Die politisch Verantwortlichen hätten  schon damals die Weichen umstellen können. Zum Beispiel beim Verkehr. Dann wären heute nur halb so viele Autos auf den Straßen unterwegs und die Autos wären halb so groß; wir hätten mindestens 7.000 Kilometer mehr Bahngleise (so viel wurde seither abgebaut) und Tausende mehr Bahnhöfe mit Service. Der öffentliche Nahverkehr wäre überall gut ausgebaut, sodass niemand aufs eigene Auto angewiesen ist. Und in den Städten gäb´s längst mehr Platz für Kinder, Fußgänger und Fahrräder. Stattdessen hat die Regierung mitgeholfen, dass Autokonzerne mit immer mehr und immer größeren Autos immer mehr Profit machen.
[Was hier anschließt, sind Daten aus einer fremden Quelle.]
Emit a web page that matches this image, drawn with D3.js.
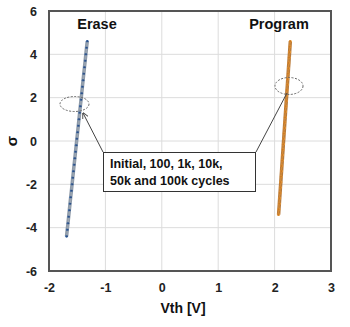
<!DOCTYPE html>
<html><head><meta charset="utf-8">
<script src="https://cdn.jsdelivr.net/npm/d3@7"></script>
<style>body{margin:0;background:#fff}text{font-family:"Liberation Sans",Arial,sans-serif;font-weight:bold}</style>
</head><body><svg id="c" width="350" height="327"></svg>
<script>
const xTicks = [-2,-1,0,1,2,3];
const yTicks = [-6,-4,-2,0,2,4,6];
const eraseSigma = [-4.4,-4.1,-3.8,-3.5,-3.2,-2.9,-2.6,-2.3,-2.0,-1.7,-1.4,-1.1,-0.8,-0.5,-0.2,0.1,0.4,0.7,1.0,1.3,1.6,1.9,2.2,2.5,2.8,3.1,3.4,3.7,4.0,4.3,4.6];
const eraseInitial = [-1.689,-1.677,-1.664,-1.652,-1.640,-1.628,-1.616,-1.603,-1.591,-1.579,-1.567,-1.555,-1.542,-1.530,-1.518,-1.506,-1.493,-1.481,-1.469,-1.457,-1.445,-1.432,-1.420,-1.408,-1.396,-1.384,-1.371,-1.359,-1.347,-1.335,-1.322];
const erase100k = [-1.682,-1.671,-1.660,-1.648,-1.633,-1.624,-1.611,-1.599,-1.588,-1.574,-1.563,-1.550,-1.539,-1.526,-1.514,-1.503,-1.489,-1.478,-1.466,-1.452,-1.441,-1.429,-1.416,-1.404,-1.393,-1.379,-1.368,-1.356,-1.344,-1.331,-1.318];
const progSigma = [-3.4,-3.15,-2.9,-2.65,-2.4,-2.15,-1.9,-1.65,-1.4,-1.15,-0.9,-0.65,-0.4,-0.15,0.1,0.35,0.6,0.85,1.1,1.35,1.6,1.85,2.1,2.35,2.6,2.85,3.1,3.35,3.6,3.85,4.1,4.35,4.6];
const progInitial = [2.071,2.077,2.084,2.090,2.097,2.103,2.110,2.116,2.123,2.129,2.136,2.142,2.149,2.155,2.162,2.168,2.175,2.181,2.188,2.194,2.201,2.207,2.214,2.220,2.227,2.233,2.240,2.246,2.253,2.259,2.266,2.272,2.279];
const prog100k = [2.066,2.074,2.080,2.087,2.093,2.100,2.106,2.113,2.119,2.126,2.132,2.139,2.145,2.152,2.158,2.165,2.171,2.178,2.184,2.191,2.197,2.204,2.210,2.217,2.223,2.230,2.236,2.243,2.249,2.256,2.262,2.269,2.275];

const svg = d3.select("#c");
const L=49, R=331, T=11, B=271;
const x = d3.scaleLinear().domain([-2,3]).range([L,R]);
const y = d3.scaleLinear().domain([-6,6]).range([B,T]);

// grid
svg.append("g").selectAll("line").data(xTicks.slice(1,-1)).join("line")
  .attr("x1",d=>x(d)).attr("x2",d=>x(d)).attr("y1",T).attr("y2",B).attr("stroke","#dcdcdc");
svg.append("g").selectAll("line").data(yTicks.slice(1,-1)).join("line")
  .attr("x1",L).attr("x2",R).attr("y1",d=>y(d)).attr("y2",d=>y(d)).attr("stroke","#dcdcdc");

// axes
const fmt = d=>String(d);
const xa = svg.append("g").attr("transform",`translate(0,${B})`)
  .call(d3.axisBottom(x).tickValues(xTicks).tickSize(0).tickPadding(12).tickFormat(fmt));
xa.select(".domain").remove();
xa.selectAll("text").attr("font-size",12.5).attr("fill","#222").style("font-family","Liberation Sans, Arial").style("font-weight","bold");
const ya = svg.append("g").attr("transform",`translate(${L},0)`)
  .call(d3.axisLeft(y).tickValues(yTicks).tickSize(0).tickPadding(12).tickFormat(fmt));
ya.select(".domain").remove();
ya.selectAll("text").attr("font-size",12.5).attr("fill","#222").style("font-family","Liberation Sans, Arial").style("font-weight","bold");

svg.append("rect").attr("x",L).attr("y",T).attr("width",R-L).attr("height",B-T)
  .attr("fill","none").attr("stroke","#555").attr("stroke-width",2);

// series
function series(sig, vals, lineColor, dotColor, lw, r){
  const data = sig.map((s,i)=>[vals[i],s]);
  svg.append("path").datum(data).attr("fill","none").attr("stroke",lineColor).attr("stroke-width",lw)
    .attr("d",d3.line().x(d=>x(d[0])).y(d=>y(d[1])));
  svg.append("g").selectAll("circle").data(data).join("circle")
    .attr("cx",d=>x(d[0])).attr("cy",d=>y(d[1])).attr("r",r).attr("fill",dotColor);
}
series(eraseSigma, eraseInitial, "#8e9aa8", "#3a6aa8", 3.5, 1.3);
series(eraseSigma, erase100k, "#9aa5b2", "#2c4f86", 1.2, 1.0);
series(progSigma, progInitial, "#b87a3c", "#f0a038", 3.5, 1.4);
series(progSigma, prog100k, "#d48a34", "#c87a2a", 1.2, 1.0);

// labels
svg.append("text").attr("x",97).attr("y",29).attr("text-anchor","middle").attr("font-size",14.5).attr("fill","#111").text("Erase");
svg.append("text").attr("x",279).attr("y",29).attr("text-anchor","middle").attr("font-size",14.5).attr("fill","#111").text("Program");

// ellipses
svg.append("ellipse").attr("cx",74.5).attr("cy",104).attr("rx",14.5).attr("ry",7.5)
  .attr("fill","none").attr("stroke","#666").attr("stroke-dasharray","2,1.5").attr("stroke-width",1);
svg.append("ellipse").attr("cx",289).attr("cy",86).attr("rx",14).attr("ry",8.5)
  .attr("fill","none").attr("stroke","#666").attr("stroke-dasharray","2,1.5").attr("stroke-width",1);

// arrows
svg.append("defs").append("marker").attr("id","ah").attr("viewBox","0 0 10 10").attr("refX",9).attr("refY",5)
  .attr("markerWidth",6).attr("markerHeight",6).attr("orient","auto")
  .append("path").attr("d","M0,0 L10,5 L0,10").attr("fill","none").attr("stroke","#444").attr("stroke-width",1.5);
svg.append("line").attr("x1",103).attr("y1",152).attr("x2",83).attr("y2",113).attr("stroke","#444").attr("stroke-width",1).attr("marker-end","url(#ah)");
svg.append("line").attr("x1",256).attr("y1",152).attr("x2",287).attr("y2",93).attr("stroke","#444").attr("stroke-width",1);

// box
svg.append("rect").attr("x",103.5).attr("y",152.5).attr("width",152).attr("height",39).attr("fill","#fff").attr("stroke","#333").attr("stroke-width",1);
svg.append("text").attr("x",110).attr("y",168).attr("font-size",12.5).attr("fill","#111").text("Initial, 100, 1k, 10k,");
svg.append("text").attr("x",110).attr("y",185).attr("font-size",12.5).attr("fill","#111").text("50k and 100k cycles");

// axis titles
svg.append("text").attr("x",183).attr("y",313).attr("text-anchor","middle").attr("font-size",14).attr("fill","#111").text("Vth [V]");
svg.append("text").attr("transform","translate(17,141) rotate(-90)").attr("text-anchor","middle").attr("font-size",15).attr("fill","#111").text("σ");
</script></body></html>
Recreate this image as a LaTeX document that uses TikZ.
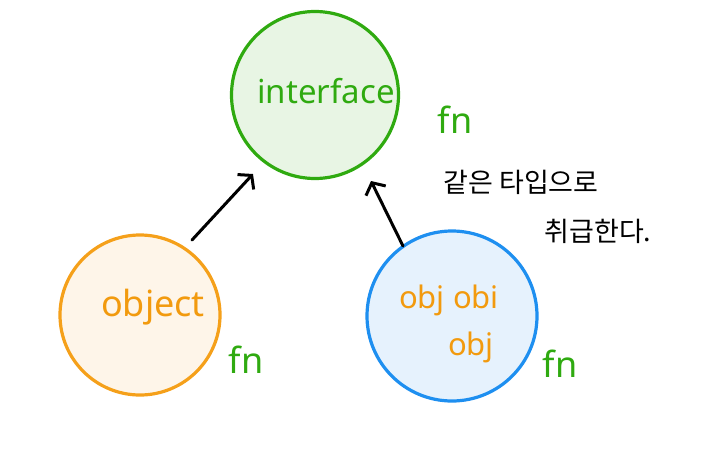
\documentclass[tikz,border=0pt]{standalone}
\usepackage{fontspec}
\setmainfont{Noto Sans}
\newfontfamily\kofont{Noto Sans CJK KR}
\usetikzlibrary{arrows.meta}
\definecolor{gstroke}{HTML}{2FAA10}
\definecolor{gfill}{HTML}{E8F5E4}
\definecolor{ostroke}{HTML}{F5A01A}
\definecolor{ofill}{HTML}{FEF5E9}
\definecolor{bstroke}{HTML}{1E8FF0}
\definecolor{bfill}{HTML}{E6F2FD}
\definecolor{otext}{HTML}{F29A0E}
\tikzset{
  blob/.style={circle, line width=3.2pt, inner sep=0pt},
  fnlabel/.style={text=gstroke, font=\fontsize{36}{36}\selectfont},
  arr/.style={line width=3pt, line cap=round, -{Straight Barb[length=9pt,width=22pt,line width=3pt]}},
  kotext/.style={font=\kofont\fontsize{27}{27}\selectfont, text=black},
}
\begin{document}
\begin{tikzpicture}[x=1pt,y=-1pt]
\useasboundingbox (0,0) rectangle (714,450);
\node[blob, draw=gstroke, fill=gfill, minimum size=167pt] (iface) at (315,95) {};
\node[text=gstroke, font=\fontsize{33}{33}\selectfont] (itext) at (326,91) {interface};
\node[blob, draw=ostroke, fill=ofill, minimum size=160pt] (obj) at (140,315) {};
\node[text=otext, font=\fontsize{36}{36}\selectfont] (otext) at (153,307) {object};
\node[blob, draw=bstroke, fill=bfill, minimum size=170pt] (objs) at (452,316) {};
\node[text=otext, font=\fontsize{31}{31}\selectfont] (b1) at (449,300) {obj obi};
\node[text=otext, font=\fontsize{31}{31}\selectfont] (b2) at (471,347) {obj};
\node[fnlabel] (fn1) at (455,120) {fn};
\node[fnlabel] (fn2) at (246,360) {fn};
\node[fnlabel] (fn3) at (560,364) {fn};
\node[kotext] (k1) at (521,182) {같은 타입으로};
\node[kotext] (k2) at (598,231) {취급한다.};
\coordinate (a1s) at (192,240);
\coordinate (a1e) at (253,174);
\coordinate (a2s) at (403,246);
\coordinate (a2e) at (371,181);
\draw[arr] (a1s) -- (a1e);
\draw[arr] (a2s) -- (a2e);
\end{tikzpicture}
\end{document}
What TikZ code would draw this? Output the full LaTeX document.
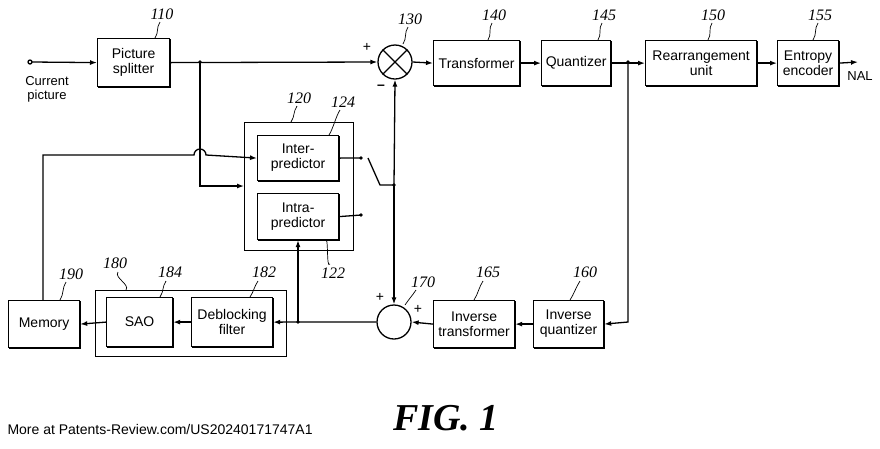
\documentclass[tikz,border=0pt]{standalone}
\usepackage{fontspec}
\setmainfont{Liberation Sans}
\newfontfamily\numfont{Liberation Serif}
\usetikzlibrary{arrows.meta,calc}
\begin{document}
\begin{tikzpicture}[x=1pt,y=-1pt,
  blk/.style={draw,line width=1.2pt,fill=white,align=center,font=\fontsize{14}{15}\selectfont,inner sep=1pt},
  ln/.style={line width=1.3pt},
  grp/.style={line width=0.8pt},
  ar/.style={ln,-{Latex[length=7pt,width=5pt]}},
  num/.style={font=\numfont\itshape\fontsize{16}{16}\selectfont},
  lead/.style={line width=0.7pt}]
\useasboundingbox (0,0) rectangle (880,448);
\newcommand{\mybox}[6]{%
 \draw[line width=2.6pt] (#1+1,#4) -- (#3,#4) -- (#3,#2+1);
 \node[blk,minimum width=#3-#1-1,minimum height=#4-#2-1,anchor=north west] (#5) at (#1,#2) {#6};}
% outer group boxes
\draw[grp] (244,122) rectangle (353,250);
\draw[grp] (95,290) rectangle (286,356);
\mybox{97}{38}{170}{87}{ps}{Picture\\splitter}
\mybox{433}{40}{520}{86}{tr}{Transformer}
\mybox{541}{40}{611}{86}{qu}{Quantizer}
\mybox{645}{40}{757}{86}{ra}{Rearrangement\\unit}
\mybox{777}{40}{839}{86}{ee}{Entropy\\encoder}
\mybox{257}{135}{339}{181}{inter}{Inter-\\predictor}
\mybox{257}{193}{339}{240}{intra}{Intra-\\predictor}
\mybox{433}{300}{515}{348}{it}{Inverse\\transformer}
\mybox{533}{300}{604}{348}{iq}{Inverse\\quantizer}
\mybox{191}{297}{273}{347}{db}{Deblocking\\filter}
\mybox{106}{297}{173}{347}{sao}{SAO}
\mybox{8}{300}{80}{348}{mem}{Memory}
% circles
\node[draw,ln,circle,minimum size=34pt,inner sep=0] (mul) at (395,62) {};
\draw[ln] (mul.north west) -- (mul.south east) (mul.north east) -- (mul.south west);
\node[draw,ln,circle,minimum size=34pt,inner sep=0] (add) at (394,322) {};
% input
\coordinate (in) at (30,62);
\draw[ln] (in) circle (2pt);
\node[font=\fontsize{13}{14}\selectfont,align=center] at (47,89) {Current\\picture};
\draw[ar] (32,62) -- (ps.west);
\coordinate (j1) at (200,62);
\fill (j1) circle (1.8pt);
\draw[ar] (ps.east) -- (mul.west);
\draw[ar] (mul.east) -- (tr.west);
\draw[ar] (tr.east) -- (qu.west);
\draw[ar] (qu.east) -- (ra.west);
\draw[ar] (ra.east) -- (ee.west);
\coordinate (out) at (858,62);
\draw[ar] (ee.east) -- (out);
\node[font=\fontsize{13}{14}\selectfont] at (860,76) {NAL};
% splitter to predictor
\draw[ar] (j1) -- (200,186) -- (244,186);
% memory to inter
\draw[ar] (mem.north -| 43,300) -- (43,155) -- (194,155) arc[start angle=180,end angle=0,radius=6pt] -- (inter.west);
% switch
\coordinate (s1) at (361,158); \coordinate (s2) at (361,215);
\draw[ln] (inter.east) -- (s1); \fill (s1) circle (1.8pt);
\draw[ln] (intra.east) -- (s2); \fill (s2) circle (1.8pt);
\coordinate (sw) at (394,185);
\draw[ln] (368,158) -- (380,185) -- (sw);
\fill (sw) circle (1.8pt);
\draw[ar] (sw) -- (mul.south);
\draw[ar] (sw) -- (add.north);
% feedback
\coordinate (j2) at (628,62); \fill (j2) circle (1.8pt);
\draw[ar] (j2) -- (628,322) -- (iq.east);
\draw[ar] (iq.west) -- (it.east);
\draw[ar] (it.west) -- (add.east);
\coordinate (j3) at (298,322); \fill (j3) circle (1.8pt);
\draw[ar] (add.west) -- (db.east);
\draw[ar] (j3) -- (intra.south -| 298,240);
\draw[ar] (db.west) -- (sao.east);
\draw[ar] (sao.west) -- (mem.east);
% signs
\node[font=\fontsize{14}{14}\selectfont] at (367,47) {+};
\node[font=\fontsize{14}{14}\selectfont] at (381,87) {\textbf{--}};
\node[font=\fontsize{14}{14}\selectfont] at (380,297) {+};
\node[font=\fontsize{14}{14}\selectfont] at (418,309) {+};
% reference numerals
\newcommand{\refn}[5]{\node[num] at (#1,#2) {#3};
 \draw[lead] (#4) .. controls ($(#4)+(4,-6)$) and ($(#5)+(-4,6)$) .. (#5);}
\refn{162}{14}{110}{155,38}{160,22}
\refn{410}{19}{130}{403,44}{408,27}
\refn{494}{15}{140}{488,40}{492,23}
\refn{604}{15}{145}{598,40}{602,23}
\refn{713}{15}{150}{708,40}{712,23}
\refn{820}{15}{155}{813,40}{818,23}
\refn{299}{98}{120}{291,122}{297,106}
\refn{343}{102}{124}{329,135}{340,110}
\refn{333}{273}{122}{325,240}{330,264}
\refn{71}{274}{190}{60,300}{66,282}
\refn{115}{263}{180}{126,290}{118,272}
\refn{170}{272}{184}{160,297}{166,281}
\refn{264}{272}{182}{250,297}{258,281}
\refn{423}{282}{170}{405,305}{416,290}
\refn{488}{272}{165}{474,300}{483,281}
\refn{585}{272}{160}{570,300}{580,281}
% footer
\node[anchor=west,font=\fontsize{14}{15}\selectfont] at (4,429) {More at Patents-Review.com/US20240171747A1};
\node[font=\numfont\bfseries\itshape\fontsize{38}{38}\selectfont] at (446,418) {FIG. 1};
\end{tikzpicture}
\end{document}
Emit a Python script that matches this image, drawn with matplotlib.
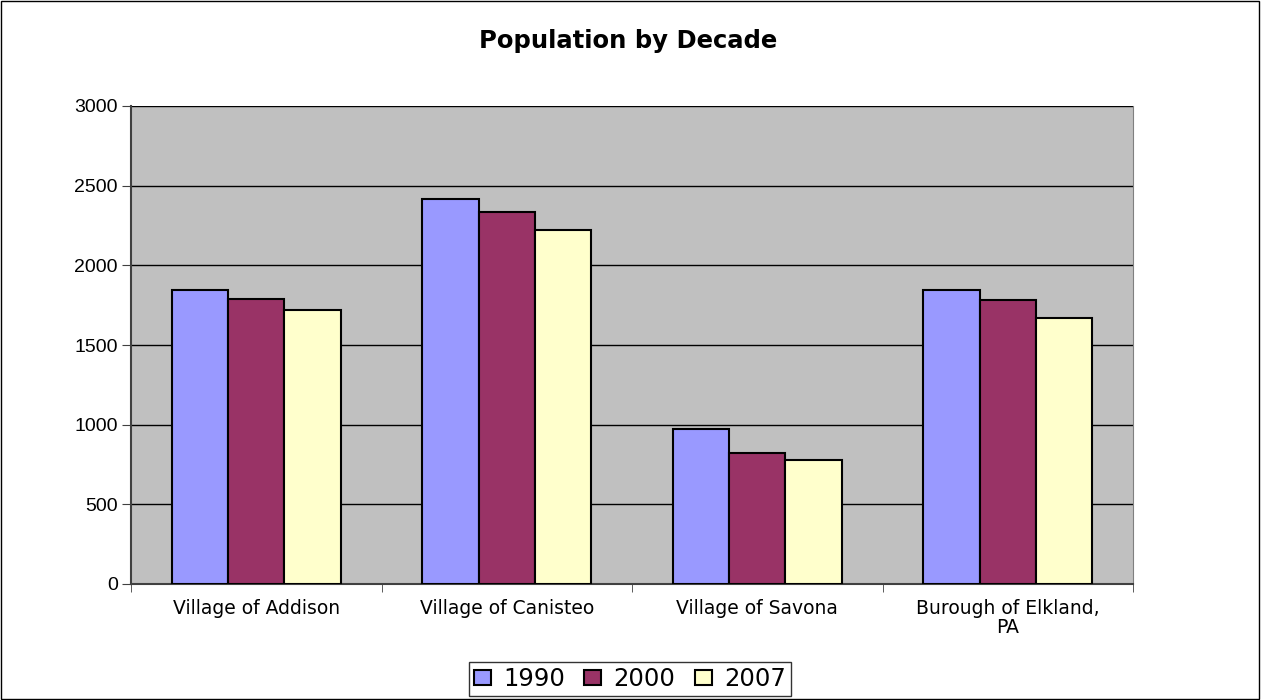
import numpy as np
import matplotlib.pyplot as plt
from matplotlib.patches import Rectangle

plt.rcParams['font.family'] = ['Liberation Sans', 'DejaVu Sans']

categories = ['Village of Addison', 'Village of Canisteo', 'Village of Savona', 'Burough of Elkland,\nPA']
years = ['1990', '2000', '2007']
pop_1990 = [1845, 2415, 970, 1845]
pop_2000 = [1790, 2335, 820, 1782]
pop_2007 = [1722, 2222, 780, 1672]
colors = ['#9999FF', '#993366', '#FFFFCC']

fig = plt.figure(figsize=(12.62, 7), dpi=100)
ax = fig.add_axes([131/1262, 1-584/700, (1133-131)/1262, (584-106)/700])
ax.set_facecolor('#C0C0C0')

x = np.arange(len(categories))
w = 0.2245
for i, (vals, c, lab) in enumerate(zip([pop_1990, pop_2000, pop_2007], colors, years)):
    ax.bar(x + (i - 1) * w, vals, w, color=c, edgecolor='black', linewidth=1.5, label=lab, zorder=3)

ax.set_xlim(-0.5, 3.5)
ax.set_ylim(0, 3000)
ax.set_yticks(range(0, 3001, 500))
ax.yaxis.grid(True, color='black', linewidth=1, zorder=0)
ax.tick_params(axis='y', labelsize=14, length=6.5, direction='out', color='#404040', pad=3)
ax.set_xticks(x)
ax.set_xticklabels(categories, fontsize=13.5, family='DejaVu Sans', linespacing=1.0)
ax.tick_params(axis='x', length=0, pad=11)
ax.set_xticks(np.arange(-0.5, 4, 1), minor=True)
ax.tick_params(axis='x', which='minor', length=6, color='#404040')

for s in ['left', 'bottom']:
    ax.spines[s].set_color('#404040')
    ax.spines[s].set_linewidth(1.5)
ax.spines['top'].set_visible(False)
ax.spines['right'].set_color('#808080')

fig.text(628/1262, 1-41/700, 'Population by Decade', ha='center', va='center',
         fontsize=17.5, fontweight='bold', family='DejaVu Sans')

leg = fig.legend(loc='center', bbox_to_anchor=(630/1262, 1-679/700), ncol=3,
                 prop={'family': 'DejaVu Sans', 'size': 17.5},
                 frameon=True, fancybox=False, edgecolor='black', handlelength=0.7, handleheight=0.6,
                 handletextpad=0.5, columnspacing=0.8, borderpad=0.2)
leg.get_frame().set_linewidth(1)

fig.patches.append(Rectangle((0.001, 0.001), 0.997, 0.997, transform=fig.transFigure,
                             fill=False, edgecolor='black', linewidth=1))

fig.savefig('out.png', dpi=100)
Das ist das Problem.

In fast allen Staaten weltweit haben wir am Freitag, 15. März Demonstrationen von „Fridays-for-Future“ erlebt. Auch bei uns waren Hunderttausende junge Menschen unterwegs. Sie bringen zum Ausdruck, was eigentlich alle wissen: Es muss jetzt gehandelt werden, weil es sonst zu spät ist. Die Lebensgrundlage unserer Kinder und Enkelkinder steht auf dem Spiel. Eine neue Art von „Generationenkonflikt“.

Im Bundestag hatte die Linksfraktion dazu eine aktuelle Stunde beantragt, damit das Parlament nicht einfach zur Tagesordnung übergeht. Es gab nachdenkliche und gute Reden; man konnte erleben, wie aus den Reihen der AfD gegen die jungen Leute gepöbelt wurde. Vor allem haben Abgeordnete der CDU/CSU über die Tatsache lamentiert, dass die Aktionen als Schulstreik stattfinden. Dabei ist klar, dass genau deshalb so viel öffentliche Aufmerksamkeit erreicht wurde.

Entscheidend ist doch nicht die Schulpflicht, sondern das Lernen für´s Leben! Was lernen denn die streikenden Schülerinnen? Sie lernen diskutieren, sich vernetzen, organisieren, sinnvolle Verknüpfung untereinander, internationalen Austausch, Pressearbeit, Umgang mit Medien, kreatives Gestalten, Reden schreiben, Ansprachen halten. Alles das ist wesentlich für eine lebendige Demokratie.

Es wurde ja immer wieder gesagt, die Jugend sei so unpolitisch und sie würde nur bei Netflix hängen oder an ihren Smartphones. Seit letztem Jahr erleben wir das Gegenteil: junge Menschen engagieren sich gegen Rassismus oder dafür, dass Menschenrechte auch für Flüchtlinge gelten. Bei „Hambi bleibt!“ oder „Ende Gelände“ sind junge Menschen für den Kohleausstieg und Klimagerechtigkeit aktiv… für eine Produktions- und Lebensweise, mit der auch weltweit umweltgerechte und menschenwürdige Verhältnisse machbar sind.

Wir Eltern und Großeltern sind aufgefordert, uns zu entscheiden: wollen wir weiter so – immerweiter-immermehr-immerschneller? Oder und stehen wir an der Seite von Fridays for Future? Für (klima-)bewusstes leben, produzieren, wirtschaften und konsumieren.